Can You Blend Both? Creating a “Fusion” Trading Strategy

So, which is better? That’s like asking if the ingredients are more important than the cooking technique. A great chef knows you need both. The most successful traders I know don’t live in just one camp; they practice a form of “fusion cuisine.”

They use fundamental analysis to build their “shopping list”—identifying strong, healthy companies they’d be happy to own for the long run. These are their high-quality ingredients.

Then, they switch to their technical analysis toolbox to decide the best *time* to buy those stocks. They use charts to avoid buying into a stock that’s in a steep downtrend, or to find a more optimal entry point after a price pullback. It’s the perfect blend: using fundamentals to decide *what* to buy and technicals to decide *when* to buy.

My Secrets to Navigating the Trading Kitchen

Over two decades, I’ve made just about every mistake you can. Here are a few hard-won lessons that can save you time and money.

  • The Mistake I Made: Ignoring the Ingredients. Early on, I was mesmerized by fancy chart patterns. I bought a stock purely on a technical signal, only to see it collapse because the company had terrible financials. Never forget: a beautiful chart can’t save a rotten company forever.
  • Start with the “Why,” Not the “When.” Before you even look at a chart, ask yourself: “Why do I want to own a piece of this business?” If you can’t answer that in one or two simple sentences, you’re not ready to invest.
  • A Chart Tells a Story, Not the Future. Technical analysis is about probabilities, not certainties. Use it to manage risk and identify opportunities, but don’t treat it like a crystal ball. Every technique can fail.
  • Your Best Tool is Your Trading Journal. Whether you’re a fundamental or technical trader, write down every trade. Note why you entered, where you plan to exit, and how you felt. This is how you refine your recipes and learn from both your delicious successes and your burnt dishes.

Frequently Asked Questions

Is one trading style better than the other?

No. They are different tools for different goals. Fundamental analysis is generally better for long-term investing, while technical analysis is often used for shorter-term trading. Many successful investors use a combination of both.

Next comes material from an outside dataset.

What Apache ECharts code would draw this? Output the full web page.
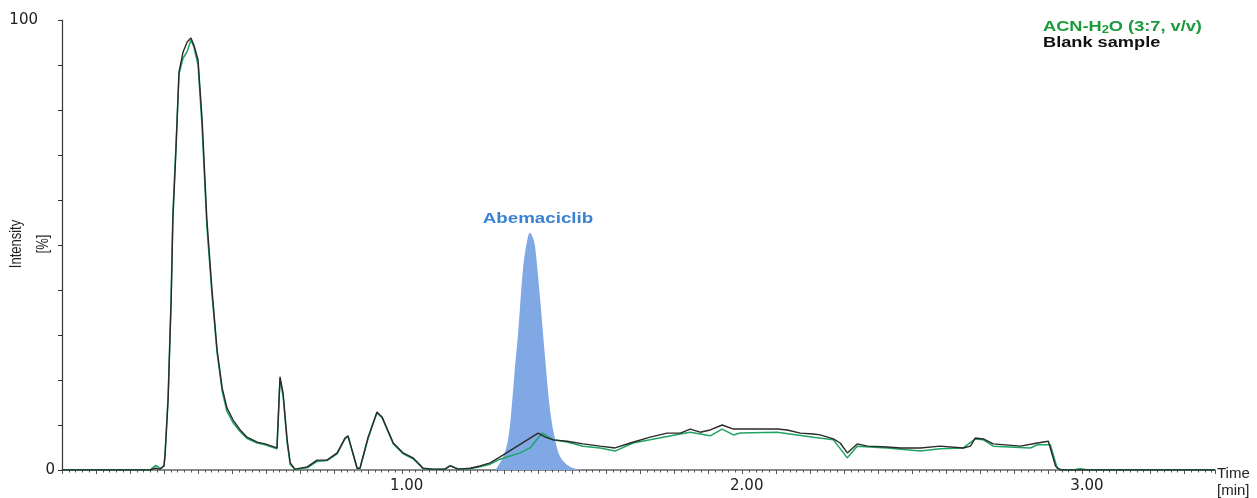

Can a beginner use technical analysis?

Yes, but it’s crucial to start with the basics, like support, resistance, and simple trend lines. Avoid getting overwhelmed by complex indicators and remember that it’s a tool for managing probability, not a guaranteed moneymaker.

How long does it take to learn fundamental analysis?

You can learn the basics of reading a financial statement in a few weeks. However, becoming truly proficient at valuing a company and understanding its industry can be a lifelong learning process, much like developing a chef’s palate.

What is the main risk of each approach?

The risk of fundamental analysis is that the market can ignore a company’s “intrinsic value” for a very long time. The risk of technical analysis is that it’s subjective, and past patterns do not always guarantee future results.